Peak, a 2.4L engine like as is in my car, pumps 2.4L of air through per revolution. Assuming we want to feed it pure oxygen at 20% of the volume of the air that would normally pass through it (0.48L per revolution), the oxygen generator would need to be able to produce over 200,000L per oxygen per hour.

A quick google search suggests that the typical home oxygen concentrator can produce 3L per minute and uses around 120w. This suggests that, to feed my engine pure oxygen, there would be an electrical cost of 150,000w, or approximately 200HP - the approximate full mechanical output of my engine when using that oxygen, without conversion losses accounted for.

[Isaac Zachary]

Quote:

Originally Posted by Ecky

The immediate issue I see with the practicality of this (and I know I'm late to the thread) is the volume of oxygen.

Peak, a 2.4L engine like as is in my car, pumps 2.4L of air through per revolution. Assuming we want to feed it pure oxygen at 20% of the volume of the air that would normally pass through it (0.48L per revolution), the oxygen generator would need to be able to produce over 200,000L per oxygen per hour.

A quick google search suggests that the typical home oxygen concentrator can produce 3L per minute and uses around 120w. This suggests that, to feed my engine pure oxygen, there would be an electrical cost of 150,000w, or approximately 200HP - the approximate full mechanical output of my engine when using that oxygen, without conversion losses accounted for.

Is that a 2 stroke?

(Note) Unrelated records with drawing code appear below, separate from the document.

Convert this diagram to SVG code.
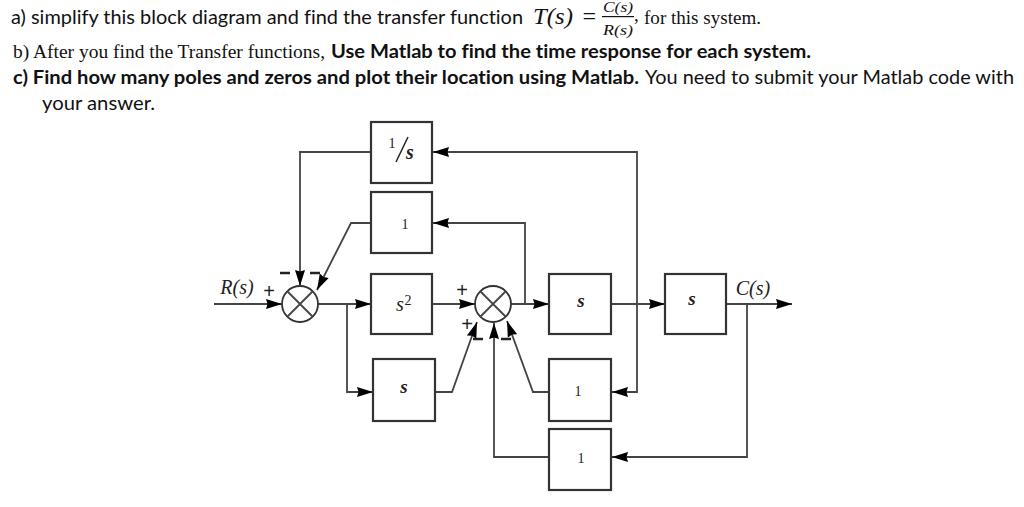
<svg xmlns="http://www.w3.org/2000/svg" width="1024" height="507" viewBox="0 0 1024 507">
<style>
.t{font-family:"Lato","Open Sans",sans-serif;font-size:19px;fill:#111;font-variant-ligatures:none}
.b{font-weight:700}
.r{font-family:"Liberation Serif",serif;font-size:19px;fill:#111}
.m{font-family:"Liberation Serif",serif;font-style:italic;fill:#111}
.l{font-family:"Liberation Serif",serif;fill:#222;text-anchor:middle}
.i{font-style:italic}
.o{font-weight:700}
.box{fill:#fff;stroke:#333;stroke-width:2.2}
.c{fill:none;stroke:#444;stroke-width:1.8}
.a{marker-end:url(#ah)}
.sum{fill:#fff;stroke:#333;stroke-width:1.8}
.sg{font-family:"Liberation Sans",sans-serif;font-size:20px;fill:#222;text-anchor:middle}
.d{stroke:#222;stroke-width:2.6}
</style>
<defs>
<marker id="ah" markerUnits="userSpaceOnUse" markerWidth="17" markerHeight="12" refX="16" refY="6" orient="auto"><path d="M0 1L16 6L0 11L1.5 6Z" fill="#000"/></marker>
</defs>
<rect width="1024" height="507" fill="#fff"/>
<g id="question">
<text class="t" x="11" y="24" textLength="512" lengthAdjust="spacingAndGlyphs">a) simplify this block diagram and find the transfer function</text>
<text class="m" x="533" y="24" font-size="23" textLength="40" lengthAdjust="spacingAndGlyphs">T(s)</text>
<text class="m" x="581" y="24" font-size="24" font-style="normal">=</text>
<text class="m" x="603" y="12" font-size="15" textLength="30" lengthAdjust="spacingAndGlyphs">C(s)</text>
<rect x="602" y="16" width="32" height="1.2" fill="#111"/>
<text class="m" x="603" y="35" font-size="15" textLength="30" lengthAdjust="spacingAndGlyphs">R(s)</text>
<text class="r" x="634" y="21">,</text>
<text class="r" x="644" y="24" textLength="117" lengthAdjust="spacingAndGlyphs">for this system.</text>
<text class="r" x="13" y="58" textLength="312" lengthAdjust="spacingAndGlyphs">b) After you find the Transfer functions,</text>
<text class="t b" x="331" y="58" textLength="480" lengthAdjust="spacingAndGlyphs">Use Matlab to find the time response for each system.</text>
<text class="t b" x="13" y="84" textLength="626" lengthAdjust="spacingAndGlyphs">c) Find how many poles and zeros and plot their location using Matlab.</text>
<text class="t" x="645" y="84" textLength="369" lengthAdjust="spacingAndGlyphs">You need to submit your Matlab code with</text>
<text class="t" x="42" y="110" textLength="113" lengthAdjust="spacingAndGlyphs">your answer.</text>
</g>
<g id="connectors">
<path class="c a" d="M214 304H282"/>
<path class="c a" d="M318 304H371"/>
<path class="c a" d="M347 304V392H373"/>
<path class="c a" d="M432 304H475"/>
<path class="c a" d="M435 392H452L477 322"/>
<path class="c a" d="M511 304H549"/>
<path class="c a" d="M611 304H665"/>
<path class="c a" d="M726 304H792"/>
<path class="c a" d="M371 152H300V286"/>
<path class="c a" d="M371 223H351L317 290"/>
<path class="c a" d="M525 304V223H433"/>
<path class="c a" d="M637 304V152H433"/>
<path class="c a" d="M637 304V392H612"/>
<path class="c a" d="M747 304V457H612"/>
<path class="c a" d="M549 457H494V323"/>
<path class="c a" d="M549 392H533L507 321"/>
</g>
<g id="node-inv-s"><rect class="box" x="371" y="122" width="61" height="61"/><text class="l" x="392" y="148" font-size="14">1</text><path d="M408 137L396 162" stroke="#222" stroke-width="1.5"/><text class="l i o" x="410" y="159" font-size="20">s</text></g>
<g id="node-one-top"><rect class="box" x="371" y="192" width="61" height="61"/><text class="l" x="405" y="229" font-size="14">1</text></g>
<g id="node-s2"><rect class="box" x="371" y="274" width="61" height="60"/><text class="l i" x="400" y="311" font-size="20">s</text><text class="l" x="408" y="305" font-size="14">2</text></g>
<g id="node-s-lower"><rect class="box" x="373" y="359" width="62" height="62"/><text class="l i o" x="404" y="393" font-size="19">s</text></g>
<g id="node-s-mid"><rect class="box" x="549" y="274" width="62" height="60"/><text class="l i o" x="581" y="307" font-size="19">s</text></g>
<g id="node-s-right"><rect class="box" x="665" y="274" width="61" height="60"/><text class="l i o" x="692" y="305" font-size="19">s</text></g>
<g id="node-one-mid"><rect class="box" x="549" y="359" width="62" height="62"/><text class="l" x="578" y="396" font-size="14">1</text></g>
<g id="node-one-bottom"><rect class="box" x="549" y="429" width="62" height="61"/><text class="l" x="581" y="463" font-size="14">1</text></g>
<g id="sum-1"><circle class="sum" cx="300" cy="304" r="18"/><path class="c" d="M287 291L313 317M313 291L287 317"/></g>
<g id="sum-2"><circle class="sum" cx="493" cy="304" r="18"/><path class="c" d="M480 291L506 317M506 291L480 317"/></g>
<g id="labels">
<text class="l i" x="237" y="294" font-size="20">R(s)</text>
<text class="sg" x="269" y="298">+</text>
<path class="d" d="M280 273H290M310 273H320"/>
<text class="sg" x="462" y="297">+</text>
<text class="sg" x="467" y="331">+</text>
<path class="d" d="M473 339H483M501 339H511"/>
<text class="l i" x="753" y="295" font-size="20">C(s)</text>
</g>
</svg>
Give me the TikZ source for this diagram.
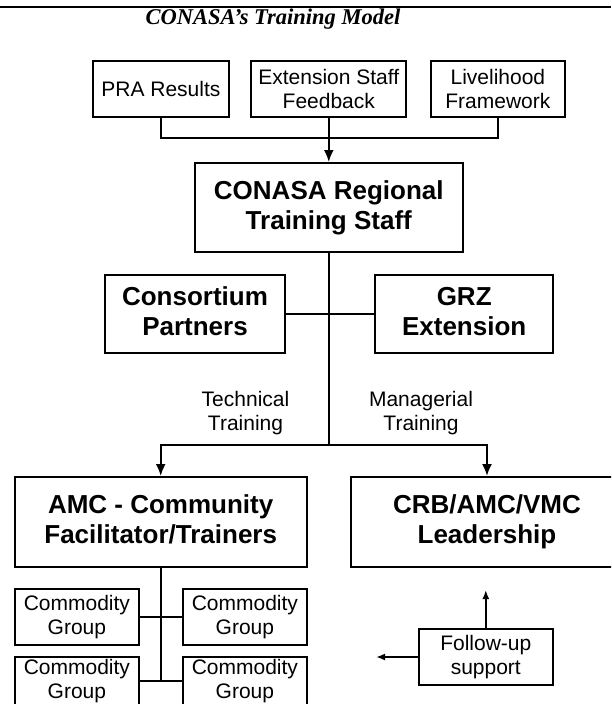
\documentclass[tikz,border=0pt]{standalone}
\usepackage{fontspec}
\setmainfont{Liberation Sans}
\newfontfamily\titlefont{Liberation Serif}
\usepackage{tikz}
\usetikzlibrary{arrows.meta,calc,positioning}
\tikzset{%
	smallbox/.style = {draw, rectangle, line width=2pt, inner sep=0pt, align=center, font=\fontsize{21}{24}\selectfont},
	bigbox/.style   = {draw, rectangle, line width=2pt, inner sep=0pt, align=center, font=\fontsize{26}{30}\selectfont\bfseries, execute at end node=\vphantom{p}},
	tag/.style      = {inner sep=0pt, align=center, font=\fontsize{21}{24}\selectfont},
	link/.style     = {line width=2pt},
	waypoint/.style = {coordinate},
}

\begin{document}
\begin{tikzpicture}[x=1pt,y=-1pt,>={Latex[length=12pt,width=10pt]}]
	\useasboundingbox (0,0) rectangle (611,704);
	\clip (0,0) rectangle (611,704);
	% page rule and title
	\coordinate (rl) at (0,7);
	\coordinate (rr) at (611,7);
	\draw[line width=2pt] (rl) -- (rr);
	\node (title) at (273,19.5) {\titlefont\bfseries\itshape\fontsize{22.5}{26}\selectfont CONASA’s Training Model};
	
	% inputs
	\node [smallbox, minimum width=136pt, minimum height=56pt] (pra) at (160.9,88.7) {PRA Results};
	\node [smallbox, minimum width=155pt, minimum height=56pt] (esf) at (328.8,88.7) {Extension Staff\\Feedback};
	\node [smallbox, minimum width=134pt, minimum height=56pt] (lf) at (497.9,88.7) {Livelihood\\Framework};
	\node [bigbox, minimum width=268pt, minimum height=89pt] (rts) at (328.8,207.5) {CONASA Regional\\Training Staff};
	\node [bigbox, minimum width=180pt, minimum height=78pt] (cp) at (195,313.9) {Consortium\\Partners};
	\node [bigbox, minimum width=178pt, minimum height=78pt] (grz) at (464.2,313.9) {GRZ\\Extension};
	\node [tag] (tt) at (245.5,413) {Technical\\Training};
	\node [tag] (mt) at (421,413) {Managerial\\Training};
	\node [bigbox, minimum width=292pt, minimum height=90pt] (amc) at (160.7,522) {AMC - Community\\Facilitator/Trainers};
	\node [bigbox, minimum width=272pt, minimum height=90pt] (crb) at (487,522) {CRB/AMC/VMC\\Leadership};
	\node [smallbox, minimum width=124pt, minimum height=56pt] (cg1) at (76.9,617) {Commodity\\Group};
	\node [smallbox, minimum width=124pt, minimum height=56pt] (cg2) at (244.9,617) {Commodity\\Group};
	\node [smallbox, minimum width=124pt, minimum height=48pt] (cg3) at (76.9,681) {Commodity\\Group};
	\node [smallbox, minimum width=124pt, minimum height=48pt] (cg4) at (244.9,681) {Commodity\\Group};
	\node [smallbox, minimum width=134pt, minimum height=56pt] (fus) at (485.8,657) {Follow-up\\support};
	
	\node [waypoint] (merge) at (328.8,138) {};
	\node [waypoint] (split) at (328.8,445) {};
	\node [waypoint] (cgend) at (160.7,681) {};
	\node [waypoint] (fusup) at (485.8,590) {};
	\node [waypoint] (fusleft) at (376,657) {};
	
	\draw[link] (pra) |- (merge) -| (lf);
	\draw[link,->] (esf) -- (rts);
	\draw[link] (rts) -- (split);
	\draw[link] (cp) -- (grz);
	\draw[link,->] (split) -| (amc);
	\draw[link,->] (split) -| (crb);
	\draw[link] (amc) -- (cgend);
	\draw[link] (cg1) -- (cg2);
	\draw[link] (cg3) -- (cg4);
	\draw[link,->,>={Latex[length=9pt,width=7pt]}] (fus) -- (fusup);
	\draw[link,->,>={Latex[length=9pt,width=7pt]}] (fus) -- (fusleft);
\end{tikzpicture}
\end{document}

Only 2 stroke engines pull in approximately their displacement per revolution if naturally aspirated. A 4 stroke only pulls in half. So only 0.24L would be needed per revolution. At 1,000 RPM you'd need 240L per minute. At 5,000RPM you'd need 1,200LPM.

Anyhow, you are still right to a point. A 1,200LPM VSA type industrial oxygen concentrator would still need about 40kW of power to put that much O2 out. Not to mention the huge size and cost. (PSA types would not work. A 1,200LPM PSA O2 concentrator would need about 80kW.)

[Ecky]

4 stroke, of course. It's late and I knew something was up with my math.